We visited his manager’s dacha outside Baku, with peacocks, swimming pool and stables. I challenged Qasimov’s manager to chess, and lost. While there we watched a video of a glitzy Hollywood charity do, featuring assorted singers. Qasimov looked impassively at the parade of divas - Celine Dion, Gloria Estefan, Mariah Carey. But then Aretha Franklin came on. His face lit up. Later, he asked me whether on his visit to London he could get to see someone like Aretha, who was a "real singer".

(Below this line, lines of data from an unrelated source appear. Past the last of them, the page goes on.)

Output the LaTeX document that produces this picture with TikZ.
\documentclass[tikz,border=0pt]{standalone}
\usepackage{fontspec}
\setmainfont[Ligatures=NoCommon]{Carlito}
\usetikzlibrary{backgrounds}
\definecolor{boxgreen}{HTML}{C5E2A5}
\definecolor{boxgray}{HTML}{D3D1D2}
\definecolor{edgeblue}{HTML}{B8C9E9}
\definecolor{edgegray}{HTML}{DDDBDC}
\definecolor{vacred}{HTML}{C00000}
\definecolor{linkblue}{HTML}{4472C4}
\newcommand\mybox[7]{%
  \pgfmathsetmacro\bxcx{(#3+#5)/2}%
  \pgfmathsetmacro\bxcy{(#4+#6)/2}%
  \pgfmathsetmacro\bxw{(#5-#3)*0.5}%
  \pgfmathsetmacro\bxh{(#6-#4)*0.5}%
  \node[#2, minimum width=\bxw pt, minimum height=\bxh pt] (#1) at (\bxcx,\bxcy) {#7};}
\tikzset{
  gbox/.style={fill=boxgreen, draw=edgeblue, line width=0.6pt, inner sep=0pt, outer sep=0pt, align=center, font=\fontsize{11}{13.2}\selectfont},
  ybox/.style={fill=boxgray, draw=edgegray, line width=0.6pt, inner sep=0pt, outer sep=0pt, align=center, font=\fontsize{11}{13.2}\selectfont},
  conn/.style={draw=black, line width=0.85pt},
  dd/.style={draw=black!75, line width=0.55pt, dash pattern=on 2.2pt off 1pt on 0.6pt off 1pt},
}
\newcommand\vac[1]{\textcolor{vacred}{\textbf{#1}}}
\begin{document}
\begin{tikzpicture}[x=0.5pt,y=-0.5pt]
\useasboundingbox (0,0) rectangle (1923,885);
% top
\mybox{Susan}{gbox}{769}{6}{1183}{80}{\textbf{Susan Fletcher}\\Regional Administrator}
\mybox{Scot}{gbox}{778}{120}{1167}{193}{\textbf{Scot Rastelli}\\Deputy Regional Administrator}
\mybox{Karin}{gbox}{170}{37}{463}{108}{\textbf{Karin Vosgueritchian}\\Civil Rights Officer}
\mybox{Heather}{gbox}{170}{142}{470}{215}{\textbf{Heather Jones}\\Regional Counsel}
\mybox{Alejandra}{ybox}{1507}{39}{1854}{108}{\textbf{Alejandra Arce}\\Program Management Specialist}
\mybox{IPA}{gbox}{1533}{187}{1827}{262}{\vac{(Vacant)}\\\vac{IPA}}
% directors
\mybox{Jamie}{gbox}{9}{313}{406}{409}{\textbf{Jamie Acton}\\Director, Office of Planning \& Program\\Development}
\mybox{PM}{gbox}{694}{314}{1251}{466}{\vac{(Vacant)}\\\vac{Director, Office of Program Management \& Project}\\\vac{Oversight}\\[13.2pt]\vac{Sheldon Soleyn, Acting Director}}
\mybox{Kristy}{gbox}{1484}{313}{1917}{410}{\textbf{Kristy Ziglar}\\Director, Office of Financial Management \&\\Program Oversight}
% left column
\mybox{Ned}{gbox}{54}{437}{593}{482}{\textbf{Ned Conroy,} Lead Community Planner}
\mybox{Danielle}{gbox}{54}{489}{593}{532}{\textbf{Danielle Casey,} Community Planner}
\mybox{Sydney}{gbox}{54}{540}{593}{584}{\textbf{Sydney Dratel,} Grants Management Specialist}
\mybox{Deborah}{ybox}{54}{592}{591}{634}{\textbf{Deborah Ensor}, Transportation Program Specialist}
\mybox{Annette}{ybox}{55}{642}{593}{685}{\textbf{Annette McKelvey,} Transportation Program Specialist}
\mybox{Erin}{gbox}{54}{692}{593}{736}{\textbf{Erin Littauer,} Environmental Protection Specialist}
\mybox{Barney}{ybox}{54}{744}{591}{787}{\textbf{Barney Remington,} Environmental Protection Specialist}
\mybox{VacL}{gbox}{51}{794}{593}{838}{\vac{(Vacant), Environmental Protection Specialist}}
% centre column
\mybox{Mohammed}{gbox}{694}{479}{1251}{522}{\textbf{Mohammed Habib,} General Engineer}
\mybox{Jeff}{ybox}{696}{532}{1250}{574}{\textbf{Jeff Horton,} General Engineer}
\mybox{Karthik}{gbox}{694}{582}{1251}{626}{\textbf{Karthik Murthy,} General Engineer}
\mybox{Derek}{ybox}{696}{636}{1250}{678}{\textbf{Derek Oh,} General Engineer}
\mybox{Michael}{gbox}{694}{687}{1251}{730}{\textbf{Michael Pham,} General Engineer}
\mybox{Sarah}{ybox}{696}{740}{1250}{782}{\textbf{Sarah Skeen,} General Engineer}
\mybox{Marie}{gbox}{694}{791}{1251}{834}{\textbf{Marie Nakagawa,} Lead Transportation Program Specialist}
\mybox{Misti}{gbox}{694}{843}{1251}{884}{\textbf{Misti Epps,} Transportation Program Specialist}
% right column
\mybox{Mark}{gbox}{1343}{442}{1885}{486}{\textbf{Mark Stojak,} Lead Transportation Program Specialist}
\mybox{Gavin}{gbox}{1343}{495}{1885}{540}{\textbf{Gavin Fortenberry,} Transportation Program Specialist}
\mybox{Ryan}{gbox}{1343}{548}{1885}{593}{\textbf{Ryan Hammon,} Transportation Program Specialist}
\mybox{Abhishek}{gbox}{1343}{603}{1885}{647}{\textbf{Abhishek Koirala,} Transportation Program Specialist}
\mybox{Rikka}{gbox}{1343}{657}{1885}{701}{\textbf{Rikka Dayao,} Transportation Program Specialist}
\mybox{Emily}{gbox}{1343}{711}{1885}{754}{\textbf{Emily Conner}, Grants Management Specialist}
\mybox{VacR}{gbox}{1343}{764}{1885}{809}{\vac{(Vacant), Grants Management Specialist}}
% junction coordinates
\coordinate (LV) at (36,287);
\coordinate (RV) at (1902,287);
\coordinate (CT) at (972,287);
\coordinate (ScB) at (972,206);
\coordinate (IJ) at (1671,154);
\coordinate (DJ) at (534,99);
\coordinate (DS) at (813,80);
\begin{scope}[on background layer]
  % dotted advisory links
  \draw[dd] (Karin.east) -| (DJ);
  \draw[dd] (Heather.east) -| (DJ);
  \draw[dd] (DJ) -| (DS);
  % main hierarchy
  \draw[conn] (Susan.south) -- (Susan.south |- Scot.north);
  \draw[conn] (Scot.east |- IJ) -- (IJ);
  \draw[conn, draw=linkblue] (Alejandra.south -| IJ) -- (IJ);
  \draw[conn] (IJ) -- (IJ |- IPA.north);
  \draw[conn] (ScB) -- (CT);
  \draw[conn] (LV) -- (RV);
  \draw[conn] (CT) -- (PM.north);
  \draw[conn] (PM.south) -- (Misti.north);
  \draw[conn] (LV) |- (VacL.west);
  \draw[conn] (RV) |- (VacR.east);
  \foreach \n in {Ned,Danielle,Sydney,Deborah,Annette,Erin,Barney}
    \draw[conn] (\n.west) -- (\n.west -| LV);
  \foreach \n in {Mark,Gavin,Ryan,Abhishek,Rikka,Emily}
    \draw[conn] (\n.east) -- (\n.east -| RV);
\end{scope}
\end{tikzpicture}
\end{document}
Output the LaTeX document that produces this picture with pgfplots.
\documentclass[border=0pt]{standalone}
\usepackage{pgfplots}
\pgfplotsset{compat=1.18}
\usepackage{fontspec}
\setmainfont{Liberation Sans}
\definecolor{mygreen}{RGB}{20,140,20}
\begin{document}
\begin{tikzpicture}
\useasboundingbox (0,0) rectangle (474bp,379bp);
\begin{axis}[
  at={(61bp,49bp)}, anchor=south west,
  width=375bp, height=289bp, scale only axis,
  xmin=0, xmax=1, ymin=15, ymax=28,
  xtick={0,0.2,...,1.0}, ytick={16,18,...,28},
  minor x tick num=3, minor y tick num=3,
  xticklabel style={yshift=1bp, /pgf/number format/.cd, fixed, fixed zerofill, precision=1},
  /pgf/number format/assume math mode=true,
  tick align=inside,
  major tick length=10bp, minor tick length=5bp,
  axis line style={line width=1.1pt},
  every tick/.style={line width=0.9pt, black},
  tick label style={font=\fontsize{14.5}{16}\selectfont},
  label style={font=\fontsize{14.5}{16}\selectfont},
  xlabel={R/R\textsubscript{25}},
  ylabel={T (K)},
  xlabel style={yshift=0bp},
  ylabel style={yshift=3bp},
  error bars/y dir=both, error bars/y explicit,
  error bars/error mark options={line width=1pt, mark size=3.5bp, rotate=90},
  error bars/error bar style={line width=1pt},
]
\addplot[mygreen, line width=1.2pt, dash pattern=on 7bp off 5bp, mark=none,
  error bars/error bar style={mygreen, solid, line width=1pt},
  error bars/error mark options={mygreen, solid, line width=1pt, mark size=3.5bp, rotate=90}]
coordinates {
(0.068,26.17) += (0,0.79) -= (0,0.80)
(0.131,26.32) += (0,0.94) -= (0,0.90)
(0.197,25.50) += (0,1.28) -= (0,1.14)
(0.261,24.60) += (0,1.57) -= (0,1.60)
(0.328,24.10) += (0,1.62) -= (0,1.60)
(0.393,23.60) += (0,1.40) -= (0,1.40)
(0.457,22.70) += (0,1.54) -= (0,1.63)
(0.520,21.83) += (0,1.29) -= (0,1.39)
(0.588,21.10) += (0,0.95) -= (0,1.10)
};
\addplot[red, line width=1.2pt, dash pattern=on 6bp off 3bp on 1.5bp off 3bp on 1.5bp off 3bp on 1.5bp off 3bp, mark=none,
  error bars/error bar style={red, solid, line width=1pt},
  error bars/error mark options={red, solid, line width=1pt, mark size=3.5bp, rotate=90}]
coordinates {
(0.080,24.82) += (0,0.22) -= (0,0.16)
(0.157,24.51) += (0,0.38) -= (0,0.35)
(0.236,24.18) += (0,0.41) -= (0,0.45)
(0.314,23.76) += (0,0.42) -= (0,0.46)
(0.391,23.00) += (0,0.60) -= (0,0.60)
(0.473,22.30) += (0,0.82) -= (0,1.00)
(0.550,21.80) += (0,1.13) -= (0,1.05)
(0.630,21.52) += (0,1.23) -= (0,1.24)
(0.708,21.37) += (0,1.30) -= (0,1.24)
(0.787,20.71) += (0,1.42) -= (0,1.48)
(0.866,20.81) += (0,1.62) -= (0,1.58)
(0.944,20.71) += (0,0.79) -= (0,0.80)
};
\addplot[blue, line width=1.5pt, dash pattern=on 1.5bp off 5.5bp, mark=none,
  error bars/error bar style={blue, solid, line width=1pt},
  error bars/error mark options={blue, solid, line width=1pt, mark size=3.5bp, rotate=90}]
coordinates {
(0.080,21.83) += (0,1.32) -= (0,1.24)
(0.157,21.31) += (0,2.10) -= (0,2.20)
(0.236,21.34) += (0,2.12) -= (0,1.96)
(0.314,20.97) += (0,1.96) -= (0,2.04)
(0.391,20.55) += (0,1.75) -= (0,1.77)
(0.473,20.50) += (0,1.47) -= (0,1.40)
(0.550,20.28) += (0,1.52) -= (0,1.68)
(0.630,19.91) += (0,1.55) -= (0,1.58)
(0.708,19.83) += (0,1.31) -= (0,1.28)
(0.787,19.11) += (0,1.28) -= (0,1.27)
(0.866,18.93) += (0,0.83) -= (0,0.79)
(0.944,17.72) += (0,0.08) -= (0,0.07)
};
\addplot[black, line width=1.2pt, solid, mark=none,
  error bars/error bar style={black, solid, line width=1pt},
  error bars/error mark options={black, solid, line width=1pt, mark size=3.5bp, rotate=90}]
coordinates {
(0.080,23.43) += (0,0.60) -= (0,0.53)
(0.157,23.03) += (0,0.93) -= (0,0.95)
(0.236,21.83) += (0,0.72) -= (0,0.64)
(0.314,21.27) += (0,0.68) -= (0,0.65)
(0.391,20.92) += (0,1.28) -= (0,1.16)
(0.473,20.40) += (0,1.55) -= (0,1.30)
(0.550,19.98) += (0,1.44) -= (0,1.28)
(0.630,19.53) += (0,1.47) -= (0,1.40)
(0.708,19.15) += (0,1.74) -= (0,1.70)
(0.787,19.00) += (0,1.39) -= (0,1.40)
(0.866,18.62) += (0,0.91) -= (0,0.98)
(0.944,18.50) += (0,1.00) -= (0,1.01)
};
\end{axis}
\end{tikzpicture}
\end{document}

The most unforgettable moment was to come. We drove out to a natural Azeri wonder - a fire that has burnt for thousands of years through natural gas, the element that is propelling the current economic surge. A hundred years ago, Azerbaijan produced the majority of the world's oil. Now the boom, albeit faltering, is back on, and is the reason the country does not have the desperation of many of the other ex-Soviet satellites. The eternal flames danced on a hill, an amazing sight. One could understand how the fire-worshipping religion of Zoroastrianism had its origin in Azerbaijan. The type of Islam around these parts always had pagan elements. Qasimov moved around the flames and began to sing, songs of love gone wrong, songs to nature and the divinity, a voice at once masculine and feminine, disturbing and inspiring with its intensity.